The technical solution designed in this way achieves the result of providing a structure for the pipes which, compared with the prior art, advantageously is without splitters; which is simpler to make and is lighter (partly because the pipe paths are more direct and shorter). The T-shaped join zones 9 also give a high degree of structural stiffness with reduced weight and more compact dimensions.

Moreover, the shape of the system 1 which has a minimum number of parts formed with permanent set: a single 90° curve and a single bend - preferably at 18° - for each section 25, is simpler and more economical to make, can be produced with greater precision and, being less subject to more or less uncontrollable distortion, is made in a more precise and repeatable way.

The technical solution in accordance with the invention is susceptible of industrial application and may be modified and adapted in several ways without thereby departing from the scope of the inventive concept. Moreover, all details of the invention may be substituted by technically equivalent elements.

Claims

Claims

1. A system for regenerating the operation of filters in a filter chamber (3) for aeriform fluids, in particular for filtering air used to feed a gas turbine plant, the system (1) comprising at least one afferent air pipe (4), and at least two deferent pipes (5) connected to the same afferent pipe (4) and having a diffuser (6) at their free end; the system (1) being characterised in that the one or each afferent pipe (4) and the deferent pipes (5) are connected with axes (4a, 5a) at right angles to each other at a reciprocal join zone (9); each deferent pipe (5) having a single suitably curved stretch (10), distal from the zone (9) of the join to the afferent pipe

(4).

2. The system according to claim 1, characterised in that the curved stretch (10) subtends a right angle.

3. The system according to claim 2, characterised in that said one or each afferent pipe (4) and the respective deferent pipes (5) form a reciprocal connection plane (4a and 5a) at their join zone (9), the deferent pipes (5) also having stretches (12) which are oblique relative to the connection plane (4a and 5a).

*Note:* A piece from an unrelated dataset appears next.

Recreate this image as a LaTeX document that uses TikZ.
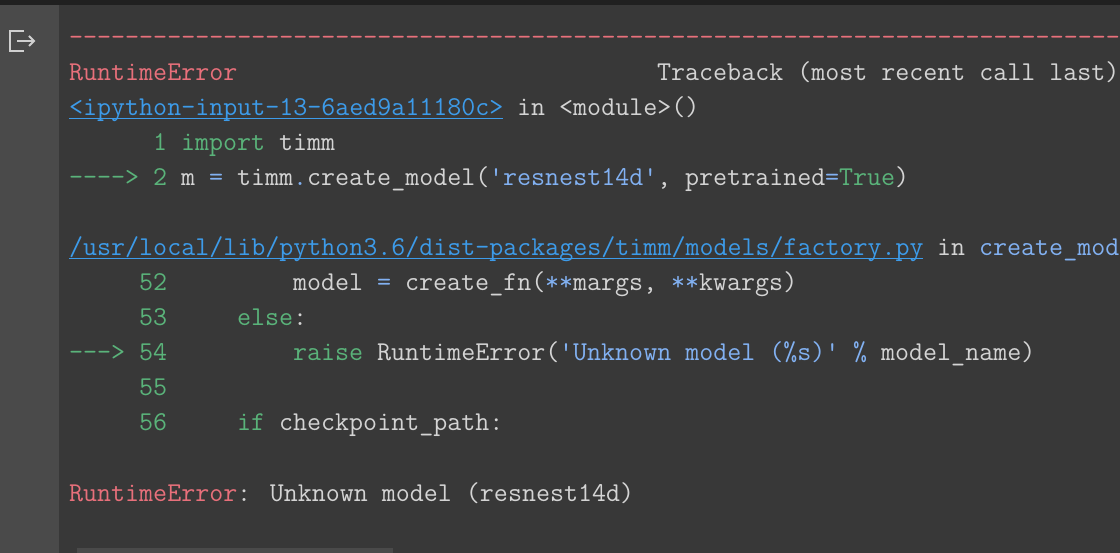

4. The system according to claim 1 or 3, characterised in that the oblique stretches (12) are angled with a bending angle (13) whose amplitude is contained in a suitable range around an angle having a nominal amplitude of 20°.

5. The system according to claim 4, characterised in that the oblique stretches (12) of the deferent pipes (5) are angled with angles (13) in opposite directions designed to position the diffusers (6) on a shared line (14) substantially parallel with the connection plane (4a and 5a).

6. The system according to any of the foregoing claims, characterised in that it comprises a union tee (15) which connects the afferent pipe (4) and the deferent pipes (5) to each other.

7. The system according to any of the foregoing claims, characterised in that it comprises two afferent pipes (4), each feeding two respective deferent pipes (5).

8. The system according to claim 7, characterised in that it comprises a plate (16) for connecting the afferent pipes (4) to each other.

9. The system according to claim 8, characterised in that the plate (16) has zones for connection of the afferent pipes (4), said zones being shaped to match the outline of the pipes (4). _c

10. A system (1) comprising a plurality of operating sections (25), each comprising at least one afferent air pipe (4), and at least two deferent pipes (5) connected to the same afferent pipe (4) and having a diffuser (6) at their free end; the system being characterised in that the one or each afferent pipe (4) and the deferent pipes (5) of an operating section (25) are connected with axes (4a, 5a) at right angles to each other at a reciprocal join zone (9); each deferent pipe (5) having a single suitably curved stretch (10), distal from the zone (9) of the join to the afferent pipe (4).